- **What is needed**
Pictures aside, quote the whole listing exactly.
***** Material provided
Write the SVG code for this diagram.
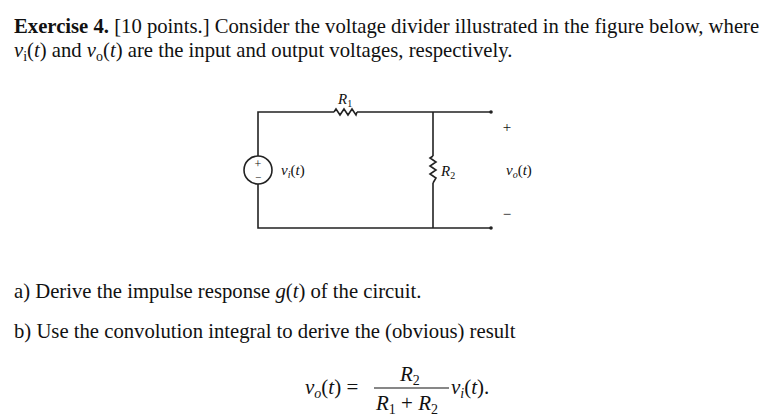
<svg xmlns="http://www.w3.org/2000/svg" width="772" height="420" viewBox="0 0 772 420">
<style>
text{font-family:"Liberation Serif",serif;fill:#111}
.t{font-size:20.7px}
.w{fill:none;stroke:#222;stroke-width:1.6}
.s{font-size:15px}
.m{font-size:21px}
</style>
<rect width="772" height="420" fill="#fff"/>
<text class="t" x="14" y="33"><tspan font-weight="bold">Exercise 4.</tspan> [10 points.] Consider the voltage divider illustrated in the figure below, where</text>
<text class="t" x="14" y="57"><tspan font-style="italic">v</tspan><tspan font-size="14" dy="4">i</tspan><tspan dy="-4">(</tspan><tspan font-style="italic">t</tspan>) and <tspan font-style="italic">v</tspan><tspan font-size="14" dy="4">o</tspan><tspan dy="-4">(</tspan><tspan font-style="italic">t</tspan>) are the input and output voltages, respectively.</text>
<g id="connectors">
<path class="w" d="M258 156 V112 H334 M357 112 H491 M433 112 V156 M433 183 V228 M258 184 V228 H491"/>
</g>
<g id="R1"><path class="w" d="M334 112 l2 -3 l4 6 l4 -6 l4 6 l4 -6 l4 6 l1 -3"/><text class="s" x="338" y="104" font-style="italic">R<tspan font-size="10" dy="3" font-style="normal">1</tspan></text></g>
<g id="R2"><path class="w" d="M433 156 l-3 2 l6 4 l-6 4 l6 4 l-6 4 l6 4 l-3 5"/><text class="s" x="441" y="176" font-style="italic">R<tspan font-size="10" dy="3" font-style="normal">2</tspan></text></g>
<g id="source"><circle class="w" cx="258" cy="170" r="14"/><text x="258" y="168" font-size="12" text-anchor="middle">+</text><text x="258" y="181" font-size="11" text-anchor="middle">−</text><text class="s" x="281" y="175" font-style="italic">v<tspan font-size="10" dy="3">i</tspan><tspan dy="-3" font-style="normal">(</tspan>t<tspan font-style="normal">)</tspan></text></g>
<g id="terminals"><circle cx="491" cy="112" r="1.8" fill="#222"/><circle cx="491" cy="228" r="1.8" fill="#222"/>
<text x="507" y="132" font-size="15" text-anchor="middle">+</text><text x="507" y="219" font-size="15" text-anchor="middle">−</text>
<text class="s" x="506" y="175" font-style="italic">v<tspan font-size="10" dy="3">o</tspan><tspan dy="-3" font-style="normal">(</tspan>t<tspan font-style="normal">)</tspan></text></g>
<text class="t" x="14" y="298">a) Derive the impulse response <tspan font-style="italic">g</tspan>(<tspan font-style="italic">t</tspan>) of the circuit.</text>
<text class="t" x="14" y="338">b) Use the convolution integral to derive the (obvious) result</text>
<text class="m" x="305" y="394"><tspan font-style="italic">v</tspan><tspan font-size="14" dy="4" font-style="italic">o</tspan><tspan dy="-4">(</tspan><tspan font-style="italic">t</tspan>) =</text>
<text class="m" x="400" y="381" font-style="italic">R<tspan font-size="14" dy="4" font-style="normal">2</tspan></text>
<line x1="374" y1="388" x2="449" y2="388" stroke="#111" stroke-width="1.2"/>
<text class="m" x="376" y="410" font-style="italic">R<tspan font-size="14" dy="4" font-style="normal">1</tspan><tspan dy="-4" font-style="normal"> + </tspan>R<tspan font-size="14" dy="4" font-style="normal">2</tspan></text>
<text class="m" x="451" y="394"><tspan font-style="italic">v</tspan><tspan font-size="14" dy="4" font-style="italic">i</tspan><tspan dy="-4">(</tspan><tspan font-style="italic">t</tspan>).</text>
</svg>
**********
- **Result of the exercise**
Write the SVG code for this diagram.
<svg xmlns="http://www.w3.org/2000/svg" width="772" height="420" viewBox="0 0 772 420">
<style>
text{font-family:"Liberation Serif",serif;fill:#111}
.t{font-size:20.7px}
.w{fill:none;stroke:#222;stroke-width:1.6}
.s{font-size:15px}
.m{font-size:21px}
</style>
<rect width="772" height="420" fill="#fff"/>
<text class="t" x="14" y="33"><tspan font-weight="bold">Exercise 4.</tspan> [10 points.] Consider the voltage divider illustrated in the figure below, where</text>
<text class="t" x="14" y="57"><tspan font-style="italic">v</tspan><tspan font-size="14" dy="4">i</tspan><tspan dy="-4">(</tspan><tspan font-style="italic">t</tspan>) and <tspan font-style="italic">v</tspan><tspan font-size="14" dy="4">o</tspan><tspan dy="-4">(</tspan><tspan font-style="italic">t</tspan>) are the input and output voltages, respectively.</text>
<g id="connectors">
<path class="w" d="M258 156 V112 H334 M357 112 H491 M433 112 V156 M433 183 V228 M258 184 V228 H491"/>
</g>
<g id="R1"><path class="w" d="M334 112 l2 -3 l4 6 l4 -6 l4 6 l4 -6 l4 6 l1 -3"/><text class="s" x="338" y="104" font-style="italic">R<tspan font-size="10" dy="3" font-style="normal">1</tspan></text></g>
<g id="R2"><path class="w" d="M433 156 l-3 2 l6 4 l-6 4 l6 4 l-6 4 l6 4 l-3 5"/><text class="s" x="441" y="176" font-style="italic">R<tspan font-size="10" dy="3" font-style="normal">2</tspan></text></g>
<g id="source"><circle class="w" cx="258" cy="170" r="14"/><text x="258" y="168" font-size="12" text-anchor="middle">+</text><text x="258" y="181" font-size="11" text-anchor="middle">−</text><text class="s" x="281" y="175" font-style="italic">v<tspan font-size="10" dy="3">i</tspan><tspan dy="-3" font-style="normal">(</tspan>t<tspan font-style="normal">)</tspan></text></g>
<g id="terminals"><circle cx="491" cy="112" r="1.8" fill="#222"/><circle cx="491" cy="228" r="1.8" fill="#222"/>
<text x="507" y="132" font-size="15" text-anchor="middle">+</text><text x="507" y="219" font-size="15" text-anchor="middle">−</text>
<text class="s" x="506" y="175" font-style="italic">v<tspan font-size="10" dy="3">o</tspan><tspan dy="-3" font-style="normal">(</tspan>t<tspan font-style="normal">)</tspan></text></g>
<text class="t" x="14" y="298">a) Derive the impulse response <tspan font-style="italic">g</tspan>(<tspan font-style="italic">t</tspan>) of the circuit.</text>
<text class="t" x="14" y="338">b) Use the convolution integral to derive the (obvious) result</text>
<text class="m" x="305" y="394"><tspan font-style="italic">v</tspan><tspan font-size="14" dy="4" font-style="italic">o</tspan><tspan dy="-4">(</tspan><tspan font-style="italic">t</tspan>) =</text>
<text class="m" x="400" y="381" font-style="italic">R<tspan font-size="14" dy="4" font-style="normal">2</tspan></text>
<line x1="374" y1="388" x2="449" y2="388" stroke="#111" stroke-width="1.2"/>
<text class="m" x="376" y="410" font-style="italic">R<tspan font-size="14" dy="4" font-style="normal">1</tspan><tspan dy="-4" font-style="normal"> + </tspan>R<tspan font-size="14" dy="4" font-style="normal">2</tspan></text>
<text class="m" x="451" y="394"><tspan font-style="italic">v</tspan><tspan font-size="14" dy="4" font-style="italic">i</tspan><tspan dy="-4">(</tspan><tspan font-style="italic">t</tspan>).</text>
</svg>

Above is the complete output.